Pradeep Kashinath Waychal, Katsuyuki Ohsawa, Masashi Miura, Ayano Ohsaki
ASEE Annual Conference and Exposition, Conference Proceedings, 122nd ASEE Annual Conference and Exposition: Making Value for Society(122nd ASEE Annual Conference and Exposition: Making Value for Society), 2015 Peer-reviewed
© American Society for Engineering Education, 2015. Engineering is a fast-growing profession and is increasingly cutting across boundaries of disciplines, countries, and cultures and engineering education has to prepare students for these scenarios. Towards that, we organized an Indo Japanese program involving two student projects. The students and projects were from different engineering and non-engineering disciplines. This paper presents one of them - a water rocket project.
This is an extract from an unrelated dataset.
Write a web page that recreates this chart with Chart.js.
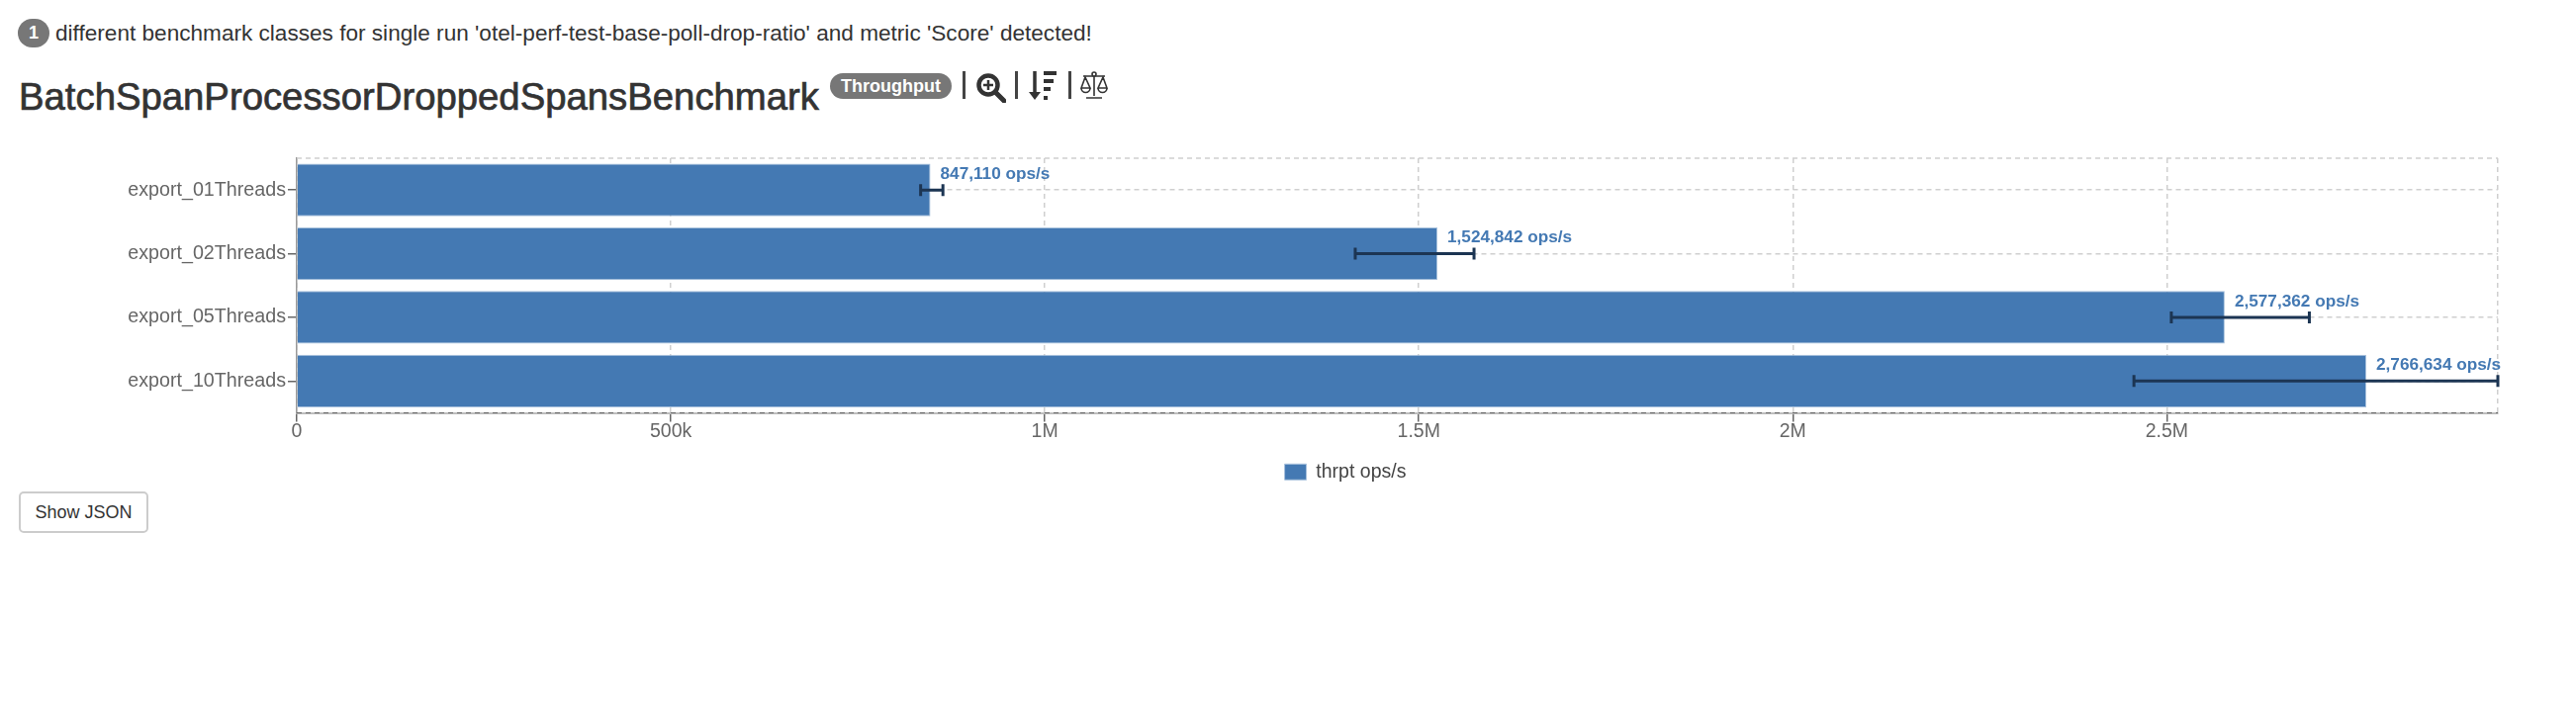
<!DOCTYPE html>
<html>
<head>
<meta charset="utf-8">
<title>BatchSpanProcessorDroppedSpansBenchmark</title>
<script src="https://cdn.jsdelivr.net/npm/chart.js@4"></script>
<style>
  html, body { margin: 0; padding: 0; background: #fff; }
  body { width: 2604px; height: 718px; position: relative; overflow: hidden; font-family: "Liberation Sans", sans-serif; color: #333; }
  .abs { position: absolute; white-space: nowrap; }
  #countBadge { left: 18px; top: 19px; width: 32px; height: 29px; border-radius: 15px; background: #777; color: #fff; font-weight: bold; font-size: 18px; line-height: 29px; text-align: center; }
  #intro { left: 56px; top: 20px; font-size: 22.6px; line-height: 28px; color: #333; }
  #title { left: 19px; top: 76px; font-size: 38.3px; line-height: 44px; color: #333; -webkit-text-stroke: 0.7px #333; }
  #typeBadge { left: 839px; top: 74px; width: 123px; height: 26px; border-radius: 13px; background: #777; color: #fff; font-weight: bold; font-size: 18px; line-height: 26px; text-align: center; }
  .sep { position: absolute; top: 72px; width: 3px; height: 28px; background: #444; }
  #chartWrap { position: absolute; left: 116px; top: 140px; width: 2488px; height: 368px; }
  #showJson { left: 19px; top: 497px; width: 131px; height: 42px; box-sizing: border-box; border: 2px solid #ccc; border-radius: 5px; background: #fff; color: #333; font-family: inherit; font-size: 18px; padding: 0; }
</style>
</head>
<body>
<div class="abs" id="countBadge">1</div>
<div class="abs" id="intro">different benchmark classes for single run 'otel-perf-test-base-poll-drop-ratio' and metric 'Score' detected!</div>
<div class="abs" id="title">BatchSpanProcessorDroppedSpansBenchmark</div>
<div class="abs" id="typeBadge">Throughput</div>
<div class="sep" style="left:973px"></div>
<div class="sep" style="left:1026px"></div>
<div class="sep" style="left:1080px"></div>
<svg class="abs" style="left:987px;top:74px" width="30" height="30" viewBox="0 0 30 30">
  <circle cx="12" cy="12" r="9.5" fill="none" stroke="#333" stroke-width="4.5"/>
  <path d="M19 19 L28 28" stroke="#333" stroke-width="5" stroke-linecap="round"/>
  <path d="M7 12 H17 M12 7 V17" stroke="#333" stroke-width="2.5"/>
</svg>
<svg class="abs" style="left:1040px;top:72px" width="28" height="31" viewBox="0 0 28 31">
  <path d="M6 0 V26" stroke="#333" stroke-width="3.5"/>
  <path d="M0 21 L6 29 L12 21 Z" fill="#333"/>
  <path d="M15 2 H28 M15 10 H25 M15 18 H22 M15 27 H19" stroke="#333" stroke-width="4"/>
</svg>
<svg class="abs" style="left:1092px;top:72px" width="28" height="29" viewBox="0 0 28 29" fill="none" stroke="#333" stroke-width="1.6">
  <path d="M14 3 V25 M6 27 H22 M3 5 H25"/>
  <circle cx="14" cy="3" r="2" fill="#fff"/>
  <path d="M5 6 L1 17 H10 Z M1 17 A4.5 4.5 0 0 0 10 17 M23 6 L18 17 H27 Z M18 17 A4.5 4.5 0 0 0 27 17"/>
</svg>
<div id="chartWrap"><canvas id="chart"></canvas></div>
<button class="abs" id="showJson">Show JSON</button>

<script>
const categories = ["export_01Threads", "export_02Threads", "export_05Threads", "export_10Threads"];
const scores = [847110, 1524842, 2577362, 2766634];
const errorLow = [834000, 1415000, 2506000, 2456000];
const errorHigh = [863800, 1573800, 2690500, 2942500];
const seriesName = "thrpt ops/s";
const unit = "ops/s";
const axisMax = 2942500;
const xTicks = [0, 500000, 1000000, 1500000, 2000000, 2500000, 2942500];
const xTickLabels = ["0", "500k", "1M", "1.5M", "2M", "2.5M", ""];

const BLUE = "#4479b3";
const GRID = "#cfcfcf";
const AXIS = "#666";

// plot frame, error whiskers and value labels are not in Chart.js core
const extrasPlugin = {
  id: "extras",
  afterLayout(chart){
    // legend sits centered under the plot, not the canvas
    chart.legend.left += 39.5;
    chart.legend.right += 39.5;
  },
  beforeDatasetsDraw(chart){
    const { ctx, chartArea: a } = chart;
    ctx.save();
    ctx.strokeStyle = GRID;
    ctx.lineWidth = 1.5;
    ctx.setLineDash([5, 4]);
    ctx.beginPath();
    ctx.moveTo(a.left, a.top);
    ctx.lineTo(a.right, a.top);
    ctx.stroke();
    ctx.restore();
  },
  afterDatasetsDraw(chart){
    const { ctx, scales, chartArea: a } = chart;
    ctx.save();
    ctx.strokeStyle = AXIS;
    ctx.lineWidth = 1.2;
    ctx.setLineDash([5, 4]);
    ctx.beginPath();
    ctx.moveTo(a.left, a.bottom);
    ctx.lineTo(a.right, a.bottom);
    ctx.stroke();
    ctx.setLineDash([]);
    categories.forEach((c, i) => {
      const y = scales.y.getPixelForValue(i);
      const lo = scales.x.getPixelForValue(errorLow[i]);
      const hi = scales.x.getPixelForValue(errorHigh[i]);
      ctx.strokeStyle = "#1c3553";
      ctx.lineWidth = 3;
      ctx.beginPath();
      ctx.moveTo(lo, y);
      ctx.lineTo(hi, y);
      ctx.moveTo(lo, y - 6);
      ctx.lineTo(lo, y + 6);
      ctx.moveTo(hi, y - 6);
      ctx.lineTo(hi, y + 6);
      ctx.stroke();
      ctx.fillStyle = BLUE;
      ctx.font = "bold 17.2px 'Liberation Sans'";
      ctx.textAlign = "left";
      ctx.textBaseline = "middle";
      ctx.fillText(scores[i].toLocaleString("en-US") + " " + unit, scales.x.getPixelForValue(scores[i]) + 10, y - 16);
    });
    ctx.restore();
  }
};

new Chart(document.getElementById("chart").getContext("2d"), {
  type: "bar",
  plugins: [extrasPlugin],
  data: {
    labels: categories,
    datasets: [{
      label: seriesName,
      data: scores,
      backgroundColor: BLUE,
      borderColor: "#a9c2dd",
      borderWidth: 1,
      barPercentage: 0.92,
      categoryPercentage: 0.9
    }]
  },
  options: {
    indexAxis: "y",
    responsive: true,
    maintainAspectRatio: false,
    animation: false,
    layout: { padding: { top: 20, right: 79, bottom: 11, left: 0 } },
    plugins: {
      tooltip: { enabled: false },
      legend: {
        position: "bottom",
        labels: {
          boxWidth: 22,
          boxHeight: 16,
          padding: 6,
          color: "#444",
          font: { family: "'Liberation Sans'", size: 19.5 }
        }
      }
    },
    scales: {
      x: {
        type: "linear",
        min: 0,
        max: axisMax,
        afterFit(scale){ scale.height = 44; },
        afterBuildTicks(scale){ scale.ticks = xTicks.map(v => ({ value: v })); },
        border: { color: "#bdbdbd", width: 2, dash: [5, 4] },
        grid: {
          color: GRID,
          lineWidth: 1.5,
          tickColor: ctx => ctx.tick && ctx.tick.value === axisMax ? "transparent" : AXIS,
          tickLength: 9,
          tickBorderDash: []
        },
        ticks: {
          maxRotation: 0,
          autoSkip: false,
          color: "#666",
          padding: -2,
          font: { family: "'Liberation Sans'", size: 19.5 },
          callback: (v, i) => xTickLabels[i]
        }
      },
      y: {
        afterFit(scale){ scale.width = 184; },
        border: { color: "#999", width: 1.5, dash: [5, 4] },
        grid: {
          color: GRID,
          lineWidth: 1.5,
          offset: false,
          tickColor: AXIS,
          tickLength: 9,
          tickBorderDash: []
        },
        ticks: {
          color: "#666",
          padding: 2,
          font: { family: "'Liberation Sans'", size: 19.7 }
        }
      }
    }
  }
});
</script>
</body>
</html>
Both the teams worked together for about four months and had enriching experience. The project had three parts: fabrication of water rockets, design and development of sensor systems, and analysis of the launches. Both the teams worked collaboratively on the activities. Initially, the teams worked from their respective locations and towards the end of the project, the Japanese team visited India for a week to fabricate water rockets, test sensor systems, and carry out and analyze actual launches. While the participants cherished this inter-cultural experience and gave a satisfaction rating of 4.82 on the 5 point Likert scale, they felt that they should have spent more time preparing for the visit, for learning the other language and establishing better communication with their counterparts. Even though the water rocket was a novel idea and resulted in substantial technical learning, the cultural learning was more significant. It may be due to the project's shorter duration and the significant divergence between the two cultures at syntactical levels.